The solution focuses on providing a comprehensive computing foundation that can support demanding AI applications across enterprise environments. Many companies attempting to deploy artificial intelligence systems face difficulties in designing data centres, installing specialised hardware, and maintaining the computing capacity required for large models. Huawei stated that its platform addresses these concerns by combining infrastructure planning, engineering support, and operational management into a single service framework. The approach is intended to help enterprises accelerate the process of building AI capable infrastructure while ensuring that systems remain stable and efficient during large scale workloads.
One of the primary areas targeted by the platform is the construction and preparation of data centres that can support intensive computing requirements. Establishing facilities capable of handling high performance AI processing often takes between seven and nine months to complete. Huawei indicated that its solution uses simulation based planning for energy efficiency, liquid cooling systems, and cabling architecture to reduce the amount of physical rework required during installation. Through this method, the company believes the renovation and deployment cycle can be shortened to approximately four to six months. Faster deployment timelines can be valuable for organisations that need to quickly expand computing resources for large language models, AI experimentation, or enterprise data analysis initiatives. Shorter project durations may also help reduce labour demands and operational costs in markets where skilled infrastructure engineers are in limited supply.

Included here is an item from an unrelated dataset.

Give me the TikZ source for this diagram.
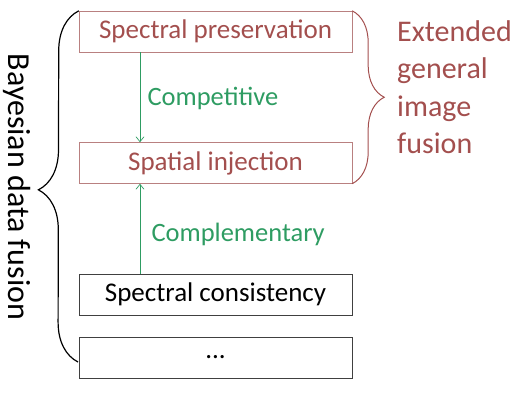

The platform also addresses the technical challenge of configuring computing clusters that power AI systems. These clusters consist of groups of servers and processors working together to process complex workloads that would be difficult for a single machine to handle. Modern AI models often rely on clusters containing hundreds or thousands of nodes to maintain performance and responsiveness. Huawei explained that once the physical hardware is installed, its deployment process can bring a large computing cluster into operation within around fifteen days. In addition to cluster deployment, the service includes tools designed to tune system performance and optimise resource distribution so that AI workloads run more efficiently across the infrastructure. Stable cluster performance is essential because poorly configured systems can waste electricity or encounter failures during heavy processing demands, which may disrupt enterprise services that depend on consistent AI response times.
Another feature of the platform focuses on model adaptation, a process that prepares artificial intelligence models to run effectively on specific hardware or within an enterprise environment. According to Huawei, the company has already adapted more than 150 mainstream AI models that cover approximately ninety percent of common enterprise application scenarios. Knowledge gathered during these deployments has been documented in a database containing more than ten thousand expert cases. This knowledge base is intended to guide new installations and reduce the amount of manual testing required when organisations deploy AI models in their own environments. For enterprises, this could shorten the time required to fine tune models and allow development teams to move from experimentation to operational deployment more quickly.
Huawei’s announcement formed part of a broader set of AI related initiatives presented during Mobile World Congress. The company also introduced an AI Native framework designed to support intelligent operations for telecom operators and enterprises managing complex networks. This framework incorporates digital twin simulations and domain models that allow organisations to manage large scale infrastructure more effectively. In addition, Huawei revealed plans to open source a communication protocol called A2A T, which is intended to standardise how autonomous agents within telecom environments communicate with each other. The protocol aims to enable greater compatibility between systems developed by different vendors.
Industry analysts have noted that artificial intelligence and intelligent connectivity have become central themes at this year’s Mobile World Congress. Technology providers across the ecosystem are increasingly focusing on tools that simplify the deployment and management of AI workloads. Huawei’s platform reflects this broader shift as enterprises evaluate whether to operate AI infrastructure in cloud environments or maintain workloads inside their own data centres. Some organisations continue to prefer on premises systems because of regulatory requirements, performance considerations, or the need to maintain direct control over sensitive data.
By providing integrated support that covers infrastructure planning, deployment, cluster optimisation, and model adaptation, Huawei aims to assist enterprises throughout the lifecycle of AI infrastructure development. The service is intended to bridge gaps that organisations often face when assembling complex AI environments from multiple vendors. As businesses continue investing in data driven services and advanced computing, platforms that simplify infrastructure management are becoming an important part of enterprise technology strategies.